**Stored rows:**
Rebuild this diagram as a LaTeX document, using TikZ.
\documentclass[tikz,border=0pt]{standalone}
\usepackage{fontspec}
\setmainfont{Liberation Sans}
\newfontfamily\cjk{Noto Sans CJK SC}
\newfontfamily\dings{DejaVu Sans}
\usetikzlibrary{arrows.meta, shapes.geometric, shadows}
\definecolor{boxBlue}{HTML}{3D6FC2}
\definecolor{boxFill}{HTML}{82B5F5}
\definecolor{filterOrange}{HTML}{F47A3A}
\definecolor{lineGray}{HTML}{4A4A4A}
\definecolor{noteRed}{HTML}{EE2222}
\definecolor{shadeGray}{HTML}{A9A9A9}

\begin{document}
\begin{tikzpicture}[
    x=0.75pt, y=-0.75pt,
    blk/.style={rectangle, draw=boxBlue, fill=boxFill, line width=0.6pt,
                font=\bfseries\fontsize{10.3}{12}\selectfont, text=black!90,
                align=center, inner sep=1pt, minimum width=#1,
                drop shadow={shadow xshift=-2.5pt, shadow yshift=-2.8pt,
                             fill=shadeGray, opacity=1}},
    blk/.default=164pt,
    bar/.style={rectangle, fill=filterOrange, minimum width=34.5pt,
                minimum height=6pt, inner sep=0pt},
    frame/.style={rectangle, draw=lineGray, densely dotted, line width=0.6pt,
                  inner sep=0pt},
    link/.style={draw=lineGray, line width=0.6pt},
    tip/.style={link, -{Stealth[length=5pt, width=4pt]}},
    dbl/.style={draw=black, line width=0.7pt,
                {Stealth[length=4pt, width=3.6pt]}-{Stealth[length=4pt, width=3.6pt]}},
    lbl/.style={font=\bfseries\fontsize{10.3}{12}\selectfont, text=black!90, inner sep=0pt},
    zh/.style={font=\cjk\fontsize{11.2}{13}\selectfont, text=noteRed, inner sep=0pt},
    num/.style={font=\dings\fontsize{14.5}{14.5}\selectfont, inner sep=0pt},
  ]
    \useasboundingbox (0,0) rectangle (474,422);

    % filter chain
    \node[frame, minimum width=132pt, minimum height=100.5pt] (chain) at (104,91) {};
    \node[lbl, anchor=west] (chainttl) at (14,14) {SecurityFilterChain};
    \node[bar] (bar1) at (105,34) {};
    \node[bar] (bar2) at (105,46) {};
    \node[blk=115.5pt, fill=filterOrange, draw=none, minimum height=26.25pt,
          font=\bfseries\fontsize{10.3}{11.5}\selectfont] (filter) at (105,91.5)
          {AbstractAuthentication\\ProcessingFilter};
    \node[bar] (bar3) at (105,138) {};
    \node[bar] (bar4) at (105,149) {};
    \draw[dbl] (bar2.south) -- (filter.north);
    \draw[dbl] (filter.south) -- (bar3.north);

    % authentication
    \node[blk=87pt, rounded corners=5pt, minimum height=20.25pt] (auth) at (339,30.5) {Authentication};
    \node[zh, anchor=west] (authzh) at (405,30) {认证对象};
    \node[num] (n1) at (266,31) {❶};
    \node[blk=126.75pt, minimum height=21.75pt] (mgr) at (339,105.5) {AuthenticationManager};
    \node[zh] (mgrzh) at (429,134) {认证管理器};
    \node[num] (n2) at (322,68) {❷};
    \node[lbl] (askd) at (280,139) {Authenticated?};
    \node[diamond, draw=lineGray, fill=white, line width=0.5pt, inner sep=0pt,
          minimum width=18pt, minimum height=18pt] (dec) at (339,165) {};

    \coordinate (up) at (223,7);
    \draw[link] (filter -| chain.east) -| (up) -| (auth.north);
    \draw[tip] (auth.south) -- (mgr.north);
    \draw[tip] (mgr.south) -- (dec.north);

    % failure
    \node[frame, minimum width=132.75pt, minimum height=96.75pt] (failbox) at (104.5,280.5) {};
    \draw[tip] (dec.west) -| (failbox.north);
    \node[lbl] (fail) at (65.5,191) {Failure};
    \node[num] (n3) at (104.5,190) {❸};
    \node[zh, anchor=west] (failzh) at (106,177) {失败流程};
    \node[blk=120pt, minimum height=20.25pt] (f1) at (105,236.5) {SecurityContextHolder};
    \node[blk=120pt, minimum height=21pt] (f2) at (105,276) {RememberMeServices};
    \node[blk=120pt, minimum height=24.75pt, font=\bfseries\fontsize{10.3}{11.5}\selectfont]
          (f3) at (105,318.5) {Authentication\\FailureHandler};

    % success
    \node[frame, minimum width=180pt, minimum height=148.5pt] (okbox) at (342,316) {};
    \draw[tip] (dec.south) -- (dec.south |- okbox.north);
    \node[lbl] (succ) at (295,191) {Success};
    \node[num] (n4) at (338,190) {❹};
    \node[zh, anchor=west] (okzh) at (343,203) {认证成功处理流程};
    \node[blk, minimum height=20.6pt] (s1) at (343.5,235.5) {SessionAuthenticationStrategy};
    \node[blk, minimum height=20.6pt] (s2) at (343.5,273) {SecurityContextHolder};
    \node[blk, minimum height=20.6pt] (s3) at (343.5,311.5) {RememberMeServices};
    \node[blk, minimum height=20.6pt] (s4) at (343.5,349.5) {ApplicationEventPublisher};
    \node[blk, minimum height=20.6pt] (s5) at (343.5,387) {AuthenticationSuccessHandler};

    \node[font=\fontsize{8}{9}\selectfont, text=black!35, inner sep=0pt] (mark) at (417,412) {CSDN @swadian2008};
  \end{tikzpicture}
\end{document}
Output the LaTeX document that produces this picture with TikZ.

**Description of the task:** Please copy only the lines between the first line of the entries and the line with "(0,0) rectangle (474,422);", keeping those two end lines as well, exactly as written.

**Finished task:**
Rebuild this diagram as a LaTeX document, using TikZ.
\documentclass[tikz,border=0pt]{standalone}
\usepackage{fontspec}
\setmainfont{Liberation Sans}
\newfontfamily\cjk{Noto Sans CJK SC}
\newfontfamily\dings{DejaVu Sans}
\usetikzlibrary{arrows.meta, shapes.geometric, shadows}
\definecolor{boxBlue}{HTML}{3D6FC2}
\definecolor{boxFill}{HTML}{82B5F5}
\definecolor{filterOrange}{HTML}{F47A3A}
\definecolor{lineGray}{HTML}{4A4A4A}
\definecolor{noteRed}{HTML}{EE2222}
\definecolor{shadeGray}{HTML}{A9A9A9}

\begin{document}
\begin{tikzpicture}[
    x=0.75pt, y=-0.75pt,
    blk/.style={rectangle, draw=boxBlue, fill=boxFill, line width=0.6pt,
                font=\bfseries\fontsize{10.3}{12}\selectfont, text=black!90,
                align=center, inner sep=1pt, minimum width=#1,
                drop shadow={shadow xshift=-2.5pt, shadow yshift=-2.8pt,
                             fill=shadeGray, opacity=1}},
    blk/.default=164pt,
    bar/.style={rectangle, fill=filterOrange, minimum width=34.5pt,
                minimum height=6pt, inner sep=0pt},
    frame/.style={rectangle, draw=lineGray, densely dotted, line width=0.6pt,
                  inner sep=0pt},
    link/.style={draw=lineGray, line width=0.6pt},
    tip/.style={link, -{Stealth[length=5pt, width=4pt]}},
    dbl/.style={draw=black, line width=0.7pt,
                {Stealth[length=4pt, width=3.6pt]}-{Stealth[length=4pt, width=3.6pt]}},
    lbl/.style={font=\bfseries\fontsize{10.3}{12}\selectfont, text=black!90, inner sep=0pt},
    zh/.style={font=\cjk\fontsize{11.2}{13}\selectfont, text=noteRed, inner sep=0pt},
    num/.style={font=\dings\fontsize{14.5}{14.5}\selectfont, inner sep=0pt},
  ]
    \useasboundingbox (0,0) rectangle (474,422);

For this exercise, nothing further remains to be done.